▶ [Records for processing]
────────────────────

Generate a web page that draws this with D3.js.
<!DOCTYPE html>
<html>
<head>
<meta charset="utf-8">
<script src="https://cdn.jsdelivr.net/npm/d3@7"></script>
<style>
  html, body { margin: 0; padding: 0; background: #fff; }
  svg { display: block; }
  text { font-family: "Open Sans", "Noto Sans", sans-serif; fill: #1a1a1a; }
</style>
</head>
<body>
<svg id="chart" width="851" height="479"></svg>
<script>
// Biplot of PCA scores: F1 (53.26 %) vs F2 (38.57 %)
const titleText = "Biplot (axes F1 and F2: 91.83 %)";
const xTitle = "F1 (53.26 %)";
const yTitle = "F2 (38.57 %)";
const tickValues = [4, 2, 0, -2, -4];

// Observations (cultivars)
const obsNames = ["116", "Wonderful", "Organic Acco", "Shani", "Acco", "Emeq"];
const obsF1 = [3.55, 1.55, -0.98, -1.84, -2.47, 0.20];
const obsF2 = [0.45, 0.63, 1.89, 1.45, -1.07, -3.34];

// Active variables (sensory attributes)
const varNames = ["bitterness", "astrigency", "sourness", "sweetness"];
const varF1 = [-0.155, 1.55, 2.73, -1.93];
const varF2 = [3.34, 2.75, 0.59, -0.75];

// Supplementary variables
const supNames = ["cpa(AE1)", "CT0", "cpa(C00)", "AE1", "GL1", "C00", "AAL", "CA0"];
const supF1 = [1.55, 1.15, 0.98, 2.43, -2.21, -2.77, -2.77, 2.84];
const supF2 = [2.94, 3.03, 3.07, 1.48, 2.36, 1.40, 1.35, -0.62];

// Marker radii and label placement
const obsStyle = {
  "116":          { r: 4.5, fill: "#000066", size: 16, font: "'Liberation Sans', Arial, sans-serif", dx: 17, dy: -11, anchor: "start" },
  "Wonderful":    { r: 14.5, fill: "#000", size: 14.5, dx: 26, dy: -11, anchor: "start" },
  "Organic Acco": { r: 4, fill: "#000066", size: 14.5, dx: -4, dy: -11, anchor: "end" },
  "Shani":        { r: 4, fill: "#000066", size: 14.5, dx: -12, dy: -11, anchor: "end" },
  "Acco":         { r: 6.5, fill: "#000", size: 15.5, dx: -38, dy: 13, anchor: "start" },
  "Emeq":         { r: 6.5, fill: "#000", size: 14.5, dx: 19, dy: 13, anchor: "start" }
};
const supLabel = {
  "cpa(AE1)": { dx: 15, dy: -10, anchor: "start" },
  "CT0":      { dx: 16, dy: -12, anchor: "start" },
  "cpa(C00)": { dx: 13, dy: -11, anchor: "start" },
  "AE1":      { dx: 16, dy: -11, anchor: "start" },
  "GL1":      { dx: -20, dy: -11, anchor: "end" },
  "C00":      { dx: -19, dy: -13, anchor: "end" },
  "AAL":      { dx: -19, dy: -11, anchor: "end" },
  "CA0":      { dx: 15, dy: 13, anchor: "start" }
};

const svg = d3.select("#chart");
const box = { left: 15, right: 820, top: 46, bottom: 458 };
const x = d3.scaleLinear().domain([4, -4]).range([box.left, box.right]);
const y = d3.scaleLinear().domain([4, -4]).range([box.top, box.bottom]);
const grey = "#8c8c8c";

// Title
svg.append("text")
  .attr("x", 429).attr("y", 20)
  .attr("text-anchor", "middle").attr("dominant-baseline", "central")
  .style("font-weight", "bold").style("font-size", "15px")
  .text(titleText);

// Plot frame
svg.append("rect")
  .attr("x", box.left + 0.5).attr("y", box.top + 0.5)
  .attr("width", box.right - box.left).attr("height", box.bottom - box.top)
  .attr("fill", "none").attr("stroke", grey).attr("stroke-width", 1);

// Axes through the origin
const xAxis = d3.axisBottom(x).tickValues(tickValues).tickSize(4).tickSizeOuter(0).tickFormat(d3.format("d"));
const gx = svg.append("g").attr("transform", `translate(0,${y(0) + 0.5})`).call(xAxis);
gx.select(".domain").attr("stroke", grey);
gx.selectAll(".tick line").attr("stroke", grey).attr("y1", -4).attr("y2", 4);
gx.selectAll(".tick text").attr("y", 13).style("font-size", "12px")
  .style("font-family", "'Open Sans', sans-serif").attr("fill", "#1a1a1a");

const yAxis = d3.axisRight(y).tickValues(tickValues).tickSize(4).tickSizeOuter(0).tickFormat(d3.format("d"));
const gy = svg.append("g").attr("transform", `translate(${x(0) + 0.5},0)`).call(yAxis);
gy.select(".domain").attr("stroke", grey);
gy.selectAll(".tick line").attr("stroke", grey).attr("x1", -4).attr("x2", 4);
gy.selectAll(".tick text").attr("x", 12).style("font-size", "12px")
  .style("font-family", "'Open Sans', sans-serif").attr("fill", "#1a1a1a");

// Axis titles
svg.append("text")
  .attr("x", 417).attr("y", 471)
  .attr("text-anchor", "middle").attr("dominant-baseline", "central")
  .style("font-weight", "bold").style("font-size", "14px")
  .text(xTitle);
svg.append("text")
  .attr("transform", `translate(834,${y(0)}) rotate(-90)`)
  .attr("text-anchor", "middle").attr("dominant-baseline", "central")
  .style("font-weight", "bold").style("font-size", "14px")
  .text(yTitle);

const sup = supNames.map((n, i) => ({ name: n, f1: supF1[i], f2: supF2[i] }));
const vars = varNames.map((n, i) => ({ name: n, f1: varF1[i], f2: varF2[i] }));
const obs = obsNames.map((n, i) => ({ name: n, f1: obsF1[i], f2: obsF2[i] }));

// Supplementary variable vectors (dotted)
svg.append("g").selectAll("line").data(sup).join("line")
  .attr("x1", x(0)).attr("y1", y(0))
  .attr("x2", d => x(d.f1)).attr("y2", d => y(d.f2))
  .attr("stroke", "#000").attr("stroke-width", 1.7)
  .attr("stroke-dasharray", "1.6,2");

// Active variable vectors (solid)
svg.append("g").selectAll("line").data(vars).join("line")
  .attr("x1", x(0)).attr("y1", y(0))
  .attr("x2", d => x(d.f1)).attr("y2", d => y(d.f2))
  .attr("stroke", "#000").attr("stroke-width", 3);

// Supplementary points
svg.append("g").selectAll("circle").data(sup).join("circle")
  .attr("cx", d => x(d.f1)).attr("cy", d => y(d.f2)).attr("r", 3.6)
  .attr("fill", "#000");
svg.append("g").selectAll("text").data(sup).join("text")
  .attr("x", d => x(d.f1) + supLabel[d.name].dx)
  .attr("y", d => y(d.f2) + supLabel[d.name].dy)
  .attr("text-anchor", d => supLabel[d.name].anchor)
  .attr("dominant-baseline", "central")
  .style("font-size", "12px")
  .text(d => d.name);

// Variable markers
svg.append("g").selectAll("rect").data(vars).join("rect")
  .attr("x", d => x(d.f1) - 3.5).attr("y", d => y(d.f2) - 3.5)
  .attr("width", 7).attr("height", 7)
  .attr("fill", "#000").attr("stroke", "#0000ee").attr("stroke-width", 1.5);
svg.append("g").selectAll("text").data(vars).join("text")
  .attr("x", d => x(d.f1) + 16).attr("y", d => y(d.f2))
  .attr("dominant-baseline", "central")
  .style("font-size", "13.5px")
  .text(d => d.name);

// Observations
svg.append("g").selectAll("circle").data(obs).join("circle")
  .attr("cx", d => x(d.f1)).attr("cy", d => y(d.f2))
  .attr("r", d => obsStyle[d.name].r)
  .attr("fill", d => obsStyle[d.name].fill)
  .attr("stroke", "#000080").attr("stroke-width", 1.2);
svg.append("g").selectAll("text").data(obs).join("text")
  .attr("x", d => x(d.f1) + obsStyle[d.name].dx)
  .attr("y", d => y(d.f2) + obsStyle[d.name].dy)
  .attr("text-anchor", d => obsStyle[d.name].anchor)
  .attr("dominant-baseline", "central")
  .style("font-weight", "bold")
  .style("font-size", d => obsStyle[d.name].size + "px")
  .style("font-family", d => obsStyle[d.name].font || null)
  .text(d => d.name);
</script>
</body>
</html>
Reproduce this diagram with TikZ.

────────────────────

▶ [Written problem]
Wherever the string "with" appears in the entries above, list that line.

▶ [Result for this exercise]
Generate a web page that draws this with D3.js.
Reproduce this diagram with TikZ.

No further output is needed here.